>> Begin Supplied material

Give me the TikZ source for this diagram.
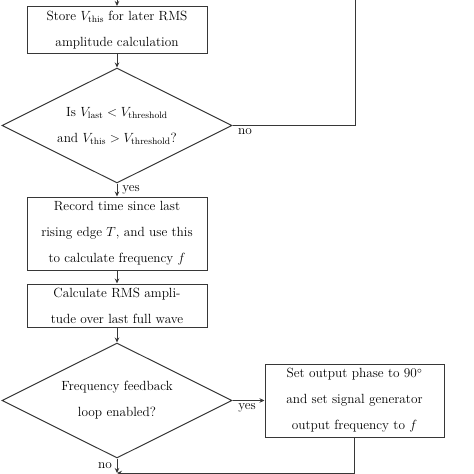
\documentclass[tikz,border=0pt]{standalone}
\usepackage{fix-cm}
\usetikzlibrary{shapes.geometric,arrows.meta}
\newcommand{\myfont}{\fontsize{13.3}{26}\selectfont}
\definecolor{ink}{RGB}{55,55,55}
\tikzset{
 box/.style={draw=ink, line width=1pt, minimum width=180pt, inner sep=0pt, align=center, font=\myfont, text=black},
 dia/.style={draw=ink, diamond, line width=1pt, minimum width=230pt, minimum height=115pt, inner sep=0pt},
 txt/.style={align=center, font=\myfont, inner sep=0pt, text=black},
 lbl/.style={font=\myfont, inner sep=0pt, text=black},
 arr/.style={draw=ink, line width=1pt, -{Stealth[length=5pt,width=4.5pt]}},
 ln/.style={draw=ink, line width=1pt}
}
\begin{document}
\begin{tikzpicture}[x=1pt,y=-1pt]
\useasboundingbox (0,0) rectangle (474,474);
\coordinate (t) at (117,0);
\coordinate (r) at (355,0);
\coordinate (m) at (117,473);
\node[box, minimum height=47pt] (b1) at (117,30) {Store $V_{\mathrm{this}}$ for later RMS\\amplitude calculation};
\node[dia] (d1) at (117,125.5) {};
\node[txt] (d1t) at (117,125.5) {Is $V_{\mathrm{last}} < V_{\mathrm{threshold}}$\\and $V_{\mathrm{this}} > V_{\mathrm{threshold}}$?};
\node[box, minimum height=73pt] (b2) at (117,233.5) {Record time since last\\rising edge $T$, and use this\\to calculate frequency $f$};
\node[box, minimum height=43pt] (b3) at (117,305.5) {Calculate RMS ampli-\\tude over last full wave};
\node[dia] (d2) at (117,400.5) {};
\node[txt] (d2t) at (117,400.5) {Frequency feedback\\loop enabled?};
\node[box, minimum width=179pt, minimum height=73pt] (b4) at (354.5,400.5) {Set output phase to 90$^\circ$\\and set signal generator\\output frequency to $f$};
\draw[arr] (t) -- (b1.north);
\draw[arr] (b1.south) -- (d1.north);
\draw[ln] (d1.east) -| (r);
\node[lbl] (no1) at (245,132) {no};
\draw[arr] (d1.south) -- (b2.north);
\node[lbl] (yes1) at (131,190) {yes};
\draw[arr] (b2.south) -- (b3.north);
\draw[arr] (b3.south) -- (d2.north);
\draw[arr] (d2.east) -- (b4.west);
\node[lbl] (yes2) at (247,408) {yes};
\draw[arr] (d2.south) -- (m);
\node[lbl] (no2) at (105,466) {no};
\draw[arr] (b4.south) |- (m);
\end{tikzpicture}
\end{document}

>> End Supplied material

- _Written request_: The material above holds pictures; copy everything else in it exactly.

- _The completed task_:
Give me the TikZ source for this diagram.
\documentclass[tikz,border=0pt]{standalone}
\usepackage{fix-cm}
\usetikzlibrary{shapes.geometric,arrows.meta}
\newcommand{\myfont}{\fontsize{13.3}{26}\selectfont}
\definecolor{ink}{RGB}{55,55,55}
\tikzset{
 box/.style={draw=ink, line width=1pt, minimum width=180pt, inner sep=0pt, align=center, font=\myfont, text=black},
 dia/.style={draw=ink, diamond, line width=1pt, minimum width=230pt, minimum height=115pt, inner sep=0pt},
 txt/.style={align=center, font=\myfont, inner sep=0pt, text=black},
 lbl/.style={font=\myfont, inner sep=0pt, text=black},
 arr/.style={draw=ink, line width=1pt, -{Stealth[length=5pt,width=4.5pt]}},
 ln/.style={draw=ink, line width=1pt}
}
\begin{document}
\begin{tikzpicture}[x=1pt,y=-1pt]
\useasboundingbox (0,0) rectangle (474,474);
\coordinate (t) at (117,0);
\coordinate (r) at (355,0);
\coordinate (m) at (117,473);
\node[box, minimum height=47pt] (b1) at (117,30) {Store $V_{\mathrm{this}}$ for later RMS\\amplitude calculation};
\node[dia] (d1) at (117,125.5) {};
\node[txt] (d1t) at (117,125.5) {Is $V_{\mathrm{last}} < V_{\mathrm{threshold}}$\\and $V_{\mathrm{this}} > V_{\mathrm{threshold}}$?};
\node[box, minimum height=73pt] (b2) at (117,233.5) {Record time since last\\rising edge $T$, and use this\\to calculate frequency $f$};
\node[box, minimum height=43pt] (b3) at (117,305.5) {Calculate RMS ampli-\\tude over last full wave};
\node[dia] (d2) at (117,400.5) {};
\node[txt] (d2t) at (117,400.5) {Frequency feedback\\loop enabled?};
\node[box, minimum width=179pt, minimum height=73pt] (b4) at (354.5,400.5) {Set output phase to 90$^\circ$\\and set signal generator\\output frequency to $f$};
\draw[arr] (t) -- (b1.north);
\draw[arr] (b1.south) -- (d1.north);
\draw[ln] (d1.east) -| (r);
\node[lbl] (no1) at (245,132) {no};
\draw[arr] (d1.south) -- (b2.north);
\node[lbl] (yes1) at (131,190) {yes};
\draw[arr] (b2.south) -- (b3.north);
\draw[arr] (b3.south) -- (d2.north);
\draw[arr] (d2.east) -- (b4.west);
\node[lbl] (yes2) at (247,408) {yes};
\draw[arr] (d2.south) -- (m);
\node[lbl] (no2) at (105,466) {no};
\draw[arr] (b4.south) |- (m);
\end{tikzpicture}
\end{document}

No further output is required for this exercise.